The slabs were planed smooth and to a precise thickness on this machine. After this, they were shellacked and polished to give the wood a smooth hard surface.
For each character, large patterns, many times larger than the final type, were cut out of thin wood on a jigsaw like this.
Some unfinished patterns after they have been cut out. These patterns happen to be for a wood typeface called Carter Latin designed recently by Matthew Carter for the museum.
To complete the process, the patterns are mounted on a block of wood using small nails. These are Hebrew characters from another recent commission.
The actual wood type is cut on a pantographic cutter. The cutting blade spins like a router saw. It’s pneumatic and very loud.
Here is a patter for a capital R mounted on the pantographic cutter.
Here Norb is mounting a wood blank to be cut into a piece of type. (Unfortunately, my camera memory card ran out right after this and I missed getting a shot of the actual cutting. Sorry.)
A finished piece of wood type, about an inch tall. Eagle-eyed type nerds may wonder why it’s not backwards. This is a special right-reading font for making souvenir nameplates and such. Also, this piece is not quite finished. Normally, they would go in with a finer cutting blade to make the inside corners sharper.
Latin Extended.
Gothic Condensed.
A beveled style.
DeVinne.
Some very large (almost a foot tall) Gothic Condensed.
Modified Gothic Condensed.
Coronet (probably a much later addition to the library).
More Coronet.
Aldine Extended.
More Gothic Condensed.
A Clarendon.
Grecian XX Condensed
Various styles.
Egyptian Ornamented.
Some very large ornaments, about six inches tall.
These cut but unfinished pieces of wood type were off in a corner.
As I mentioned, the type cutter is very loud. Ear protection is recommended. Some more of Matthew Carter’s font patterns visible here.
Some big beautiful patterns for a Hebrew font.
A few pieces of Carter Latin and some proofs.

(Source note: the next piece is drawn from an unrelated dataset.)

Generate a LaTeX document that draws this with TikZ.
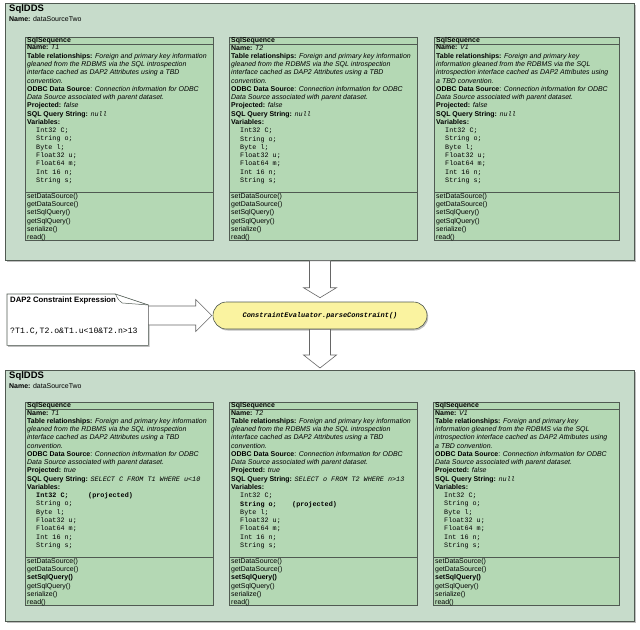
\documentclass[tikz,border=0pt]{standalone}
\usepackage{fontspec}
\setmainfont{Liberation Sans}
\setmonofont{Liberation Mono}
\usepackage{tikz}
\usetikzlibrary{calc}
\usetikzlibrary{positioning}
\usetikzlibrary{shapes.misc}
\usetikzlibrary{shadows}

\definecolor{ddsfill}{RGB}{199,220,203}
\definecolor{seqfill}{RGB}{180,216,180}
\definecolor{edgegray}{RGB}{80,90,82}
\definecolor{evalfill}{RGB}{250,243,160}

\newcommand{\seqfont}{\fontsize{7}{8.3}\selectfont}
\newcommand{\qry}[1]{{\fontsize{6.8}{8.3}\selectfont\ttfamily\itshape #1}}
\newcommand{\tablerel}{\textbf{Table relationships:} \textit{Foreign and primary key information}\\\textit{gleaned from the RDBMS via the SQL introspection}\\\textit{interface cached as DAP2 Attributes using a TBD}\\\textit{convention.}}
\newcommand{\tablerelV}{\textbf{Table relationships:} \textit{Foreign and primary key}\\\textit{information gleaned from the RDBMS via the SQL}\\\textit{introspection interface cached as DAP2 Attributes using}\\\textit{a TBD convention.}}
\newcommand{\odbcsrc}{\textbf{ODBC Data Source}: \textit{Connection information for ODBC}\\\textit{Data Source associated with parent dataset.}}
\newcommand{\seqvar}[1]{\hspace*{9bp}{\fontsize{6.8}{8.3}\selectfont\ttfamily #1}}
\newcommand{\seqvarp}[1]{\hspace*{9bp}{\fontsize{6.8}{8.3}\selectfont\ttfamily\bfseries\makebox[52bp][l]{#1}(projected)}}
\newcommand{\seqops}[1]{setDataSource()\\getDataSource()\\#1\\getSqlQuery()\\serialize()\\read()}
% one SqlSequence box: name, left, top, right, attributes, operations
\newcommand{\sqlseq}[6]{%
	\draw[seqbox] (#2,#3) rectangle (#4,#3+203);
	\draw[seqbox] (#2,#3+7) -- (#4,#3+7);
	\draw[seqbox] (#2,#3+155) -- (#4,#3+155);
	\node[seqtext, inner ysep=0pt, font=\seqfont\bfseries] (#1) at (#2,#3) {SqlSequence};
	\node[seqtext] (#1-attr) at (#2,#3+7) {#5};
	\node[seqtext] (#1-ops) at (#2,#3+155) {#6};
}

\begin{document}
\begin{tikzpicture}[
	x=1bp, y=-1bp,
	shadowed/.style = {drop shadow={shadow xshift=1.2bp, shadow yshift=-1.5bp, fill=black, opacity=.25}},
	ddsbox/.style = {draw=edgegray, fill=ddsfill, line width=0.7pt, shadowed, anchor=north west, inner sep=0pt, minimum width=629bp},
	ddstitle/.style = {anchor=north west, inner sep=0pt, font=\fontsize{9.5}{10}\selectfont\bfseries},
	ddsname/.style = {anchor=north west, inner sep=0pt, font=\fontsize{7}{8}\selectfont},
	seqbox/.style = {draw=edgegray, fill=seqfill, line width=0.6pt},
	seqtext/.style = {anchor=north west, inner xsep=2bp, inner ysep=1bp, align=left, font=\seqfont},
	evalnode/.style = {rounded rectangle, draw=edgegray, fill=evalfill, line width=0.6pt, shadowed, minimum width=214bp, minimum height=27bp, inner sep=0pt, font=\fontsize{7}{8}\selectfont\ttfamily\bfseries\itshape},
	notebox/.style = {draw=edgegray, fill=white, line width=0.6pt, shadowed},
	blockarrow/.style = {draw=gray!80!black, fill=white, line width=0.6pt}
	]
	\useasboundingbox (0,0) rectangle (640,630);

	% source dataset
	\node[ddsbox, minimum height=257bp] (ddsA) at (5,3) {};
	\node[ddstitle] (ddsA-title) at ($(ddsA.north west)+(4,1.5)$) {SqlDDS};
	\node[ddsname, below=3bp of ddsA-title.south west, anchor=north west] (ddsA-name) {\textbf{Name:} dataSourceTwo};

	\sqlseq{seqT1}{25}{37}{213}{\textbf{Name:} \textit{T1}\\\tablerel\\\odbcsrc\\\textbf{Projected:} \textit{false}\\\textbf{SQL Query String:} \qry{null}\\\textbf{Variables:}\\
		\seqvar{Int32 C;}\\\seqvar{String o;}\\\seqvar{Byte l;}\\\seqvar{Float32 u;}\\\seqvar{Float64 m;}\\\seqvar{Int 16 n;}\\\seqvar{String s;}}{\seqops{setSqlQuery()}}
	\sqlseq{seqT2}{229}{37}{417}{\textbf{Name:} \textit{T2}\\\tablerel\\\odbcsrc\\\textbf{Projected:} \textit{false}\\\textbf{SQL Query String:} \qry{null}\\\textbf{Variables:}\\
		\seqvar{Int32 C;}\\\seqvar{String o;}\\\seqvar{Byte l;}\\\seqvar{Float32 u;}\\\seqvar{Float64 m;}\\\seqvar{Int 16 n;}\\\seqvar{String s;}}{\seqops{setSqlQuery()}}
	\sqlseq{seqV1}{434}{37}{619}{\textbf{Name:} \textit{V1}\\\tablerelV\\\odbcsrc\\\textbf{Projected:} \textit{false}\\\textbf{SQL Query String:} \qry{null}\\\textbf{Variables:}\\
		\seqvar{Int32 C;}\\\seqvar{String o;}\\\seqvar{Byte l;}\\\seqvar{Float32 u;}\\\seqvar{Float64 m;}\\\seqvar{Int 16 n;}\\\seqvar{String s;}}{\seqops{setSqlQuery()}}

	% constraint expression and evaluator
	\node[evalnode] (eval) at (320,315.5) {ConstraintEvaluator.parseConstraint()};

	\node[minimum width=141bp, minimum height=51bp, inner sep=0pt, anchor=north west] (cexpr) at (7,294) {};
	\draw[notebox] (cexpr.north west) -- ($(cexpr.north east)+(-33,0)$) -- ($(cexpr.north east)+(0,11)$) -- (cexpr.south east) -- (cexpr.south west) -- cycle;
	\draw[draw=edgegray, line width=0.5pt] ($(cexpr.north east)+(-33,0)$) .. controls ($(cexpr.north east)+(-30,6)$) .. ($(cexpr.north east)+(-26,9)$) -- ($(cexpr.north east)+(0,11)$);
	\node[anchor=north west, inner sep=0pt, font=\fontsize{7.8}{9}\selectfont\bfseries] (cexpr-title) at ($(cexpr.north west)+(3,3)$) {DAP2 Constraint Expression};
	\node[anchor=west, inner sep=0pt, font=\fontsize{8.2}{9}\selectfont\ttfamily] (cexpr-text) at ($(cexpr.west)+(3,11.5)$) {?T1.C,T2.o\&T1.u<10\&T2.n>13};

	% result dataset
	\node[ddsbox, minimum height=251bp] (ddsB) at (5,370) {};
	\node[ddstitle] (ddsB-title) at ($(ddsB.north west)+(4,1.5)$) {SqlDDS};
	\node[ddsname, below=3bp of ddsB-title.south west, anchor=north west] (ddsB-name) {\textbf{Name:} dataSourceTwo};

	\sqlseq{resT1}{25}{402}{213}{\textbf{Name:} \textit{T1}\\\tablerel\\\odbcsrc\\\textbf{Projected:} \textit{true}\\\textbf{SQL Query String:} \qry{SELECT C FROM T1 WHERE u<10}\\\textbf{Variables:}\\
		\seqvarp{Int32 C;}\\\seqvar{String o;}\\\seqvar{Byte l;}\\\seqvar{Float32 u;}\\\seqvar{Float64 m;}\\\seqvar{Int 16 n;}\\\seqvar{String s;}}{\seqops{\textbf{setSqlQuery()}}}
	\sqlseq{resT2}{229}{402}{417}{\textbf{Name:} \textit{T2}\\\tablerel\\\odbcsrc\\\textbf{Projected:} \textit{true}\\\textbf{SQL Query String:} \qry{SELECT o FROM T2 WHERE n>13}\\\textbf{Variables:}\\
		\seqvar{Int32 C;}\\\seqvarp{String o;}\\\seqvar{Byte l;}\\\seqvar{Float32 u;}\\\seqvar{Float64 m;}\\\seqvar{Int 16 n;}\\\seqvar{String s;}}{\seqops{\textbf{setSqlQuery()}}}
	\sqlseq{resV1}{433}{402}{619}{\textbf{Name:} \textit{V1}\\\tablerelV\\\odbcsrc\\\textbf{Projected:} \textit{false}\\\textbf{SQL Query String:} \qry{null}\\\textbf{Variables:}\\
		\seqvar{Int32 C;}\\\seqvar{String o;}\\\seqvar{Byte l;}\\\seqvar{Float32 u;}\\\seqvar{Float64 m;}\\\seqvar{Int 16 n;}\\\seqvar{String s;}}{\seqops{\textbf{setSqlQuery()}}}

	% block arrows
	\coordinate (in-top) at (eval.north |- ddsA.south);
	\coordinate (in-left) at (cexpr.east |- eval.west);
	\coordinate (out-bot) at (eval.south |- ddsB.north);
	\draw[blockarrow] ($(in-top)+(-10.5,0)$) -- ($(in-top)+(10.5,0)$) -- ($(eval.north)+(10.5,-14)$) -- ($(eval.north)+(16.5,-14)$) -- ($(eval.north)+(0,-4)$) -- ($(eval.north)+(-16.5,-14)$) -- ($(eval.north)+(-10.5,-14)$) -- cycle;
	\draw[blockarrow] ($(in-left)+(0,-9.5)$) -- ($(eval.west)+(-17,-9.5)$) -- ($(eval.west)+(-17,-16)$) -- ($(eval.west)+(-1,0)$) -- ($(eval.west)+(-17,16)$) -- ($(eval.west)+(-17,9.5)$) -- ($(in-left)+(0,9.5)$) -- cycle;
	\draw[blockarrow] ($(eval.south)+(-10.5,0)$) -- ($(eval.south)+(10.5,0)$) -- ($(out-bot)+(10.5,-15)$) -- ($(out-bot)+(16.5,-15)$) -- ($(out-bot)+(0,-2)$) -- ($(out-bot)+(-16.5,-15)$) -- ($(out-bot)+(-10.5,-15)$) -- cycle;

\end{tikzpicture}
\end{document}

A close up of a flong, a kind of flexible paper mold used in the stereotype process by newspapers to copy a full page of type in order to make curved plates for letterpress printing. (Now you know where the word “stereotype” comes from.)

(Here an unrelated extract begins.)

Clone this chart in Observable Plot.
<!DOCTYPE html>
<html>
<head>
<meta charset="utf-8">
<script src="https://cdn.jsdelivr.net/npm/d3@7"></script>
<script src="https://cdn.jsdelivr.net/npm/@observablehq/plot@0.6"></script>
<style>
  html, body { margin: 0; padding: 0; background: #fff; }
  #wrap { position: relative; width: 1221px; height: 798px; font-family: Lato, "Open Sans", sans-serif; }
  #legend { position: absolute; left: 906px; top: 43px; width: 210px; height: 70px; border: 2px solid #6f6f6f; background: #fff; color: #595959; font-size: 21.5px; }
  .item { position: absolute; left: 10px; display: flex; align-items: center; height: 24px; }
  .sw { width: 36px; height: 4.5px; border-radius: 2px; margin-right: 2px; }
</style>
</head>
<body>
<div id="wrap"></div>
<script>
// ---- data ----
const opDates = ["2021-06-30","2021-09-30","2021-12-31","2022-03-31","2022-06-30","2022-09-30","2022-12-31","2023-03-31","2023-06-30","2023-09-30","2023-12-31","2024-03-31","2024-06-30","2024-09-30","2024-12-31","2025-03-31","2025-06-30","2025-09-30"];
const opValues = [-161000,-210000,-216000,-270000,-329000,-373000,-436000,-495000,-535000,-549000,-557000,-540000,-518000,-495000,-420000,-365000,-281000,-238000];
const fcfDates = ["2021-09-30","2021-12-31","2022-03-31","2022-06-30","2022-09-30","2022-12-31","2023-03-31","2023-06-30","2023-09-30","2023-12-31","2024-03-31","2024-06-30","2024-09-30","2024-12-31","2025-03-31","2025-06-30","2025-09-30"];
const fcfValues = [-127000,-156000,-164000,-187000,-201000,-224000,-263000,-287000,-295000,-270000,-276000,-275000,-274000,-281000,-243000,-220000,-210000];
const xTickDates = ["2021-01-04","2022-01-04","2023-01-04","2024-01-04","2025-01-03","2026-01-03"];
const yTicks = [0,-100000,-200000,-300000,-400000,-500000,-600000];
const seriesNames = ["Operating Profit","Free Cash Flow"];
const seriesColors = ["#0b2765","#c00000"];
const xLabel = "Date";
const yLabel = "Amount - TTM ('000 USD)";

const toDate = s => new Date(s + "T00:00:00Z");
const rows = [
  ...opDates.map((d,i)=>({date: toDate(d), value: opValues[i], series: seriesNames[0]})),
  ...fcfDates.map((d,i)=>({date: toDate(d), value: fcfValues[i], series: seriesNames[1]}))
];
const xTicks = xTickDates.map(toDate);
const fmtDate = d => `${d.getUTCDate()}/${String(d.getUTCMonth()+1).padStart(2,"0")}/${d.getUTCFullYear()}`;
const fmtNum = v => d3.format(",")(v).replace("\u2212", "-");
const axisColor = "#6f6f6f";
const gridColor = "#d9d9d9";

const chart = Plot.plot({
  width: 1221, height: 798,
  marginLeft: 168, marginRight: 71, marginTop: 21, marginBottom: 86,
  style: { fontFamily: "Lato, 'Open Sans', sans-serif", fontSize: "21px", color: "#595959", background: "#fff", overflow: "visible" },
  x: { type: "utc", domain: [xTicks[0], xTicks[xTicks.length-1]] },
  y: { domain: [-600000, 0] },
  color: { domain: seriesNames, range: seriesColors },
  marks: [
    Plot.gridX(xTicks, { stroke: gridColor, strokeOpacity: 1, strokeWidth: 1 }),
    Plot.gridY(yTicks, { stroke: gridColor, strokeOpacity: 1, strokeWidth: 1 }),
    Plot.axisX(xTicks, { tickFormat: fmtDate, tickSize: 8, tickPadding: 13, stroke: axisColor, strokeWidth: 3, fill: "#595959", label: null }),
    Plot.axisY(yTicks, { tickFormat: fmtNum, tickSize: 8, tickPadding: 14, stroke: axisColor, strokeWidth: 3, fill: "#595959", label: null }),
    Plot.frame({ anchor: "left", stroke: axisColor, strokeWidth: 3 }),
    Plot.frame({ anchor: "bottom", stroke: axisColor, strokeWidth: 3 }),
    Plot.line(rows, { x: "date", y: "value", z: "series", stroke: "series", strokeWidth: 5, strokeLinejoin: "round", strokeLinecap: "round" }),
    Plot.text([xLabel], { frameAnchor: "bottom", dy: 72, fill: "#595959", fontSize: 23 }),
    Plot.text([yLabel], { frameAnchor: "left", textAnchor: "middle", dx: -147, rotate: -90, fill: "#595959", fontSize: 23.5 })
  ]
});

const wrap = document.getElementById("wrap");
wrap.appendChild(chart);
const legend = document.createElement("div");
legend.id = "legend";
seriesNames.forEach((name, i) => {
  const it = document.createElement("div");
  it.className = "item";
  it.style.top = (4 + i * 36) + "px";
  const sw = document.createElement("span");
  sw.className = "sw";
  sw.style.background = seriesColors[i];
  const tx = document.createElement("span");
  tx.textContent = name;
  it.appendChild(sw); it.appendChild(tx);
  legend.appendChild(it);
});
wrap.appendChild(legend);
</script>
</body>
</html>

Hamilton also made the first automatic clothes dryer in the 1950s.
Lying here and there in the museum were pieces of metal type.
Here is the word “CD-ROM” set up in wood type on a proofing press. I thought this was a bit ironic.
If you ever wondered how they made ruled paper in the old days, this is the contraption that was invented to do it.
Along one wall in the museum were the names of benefactors set up in wood type. Tobias Frere-Jones, of Hoefler Frere-Jones Type Foundry, was among them. Unfortunately, they spelled his name wrong.
A dusty Kroy lettering machine from the 1970s sat in a corner. Probably they just used it for making labels on drawers.
Norb Brylski, our tour guide was honored with a hand-drawn portrait.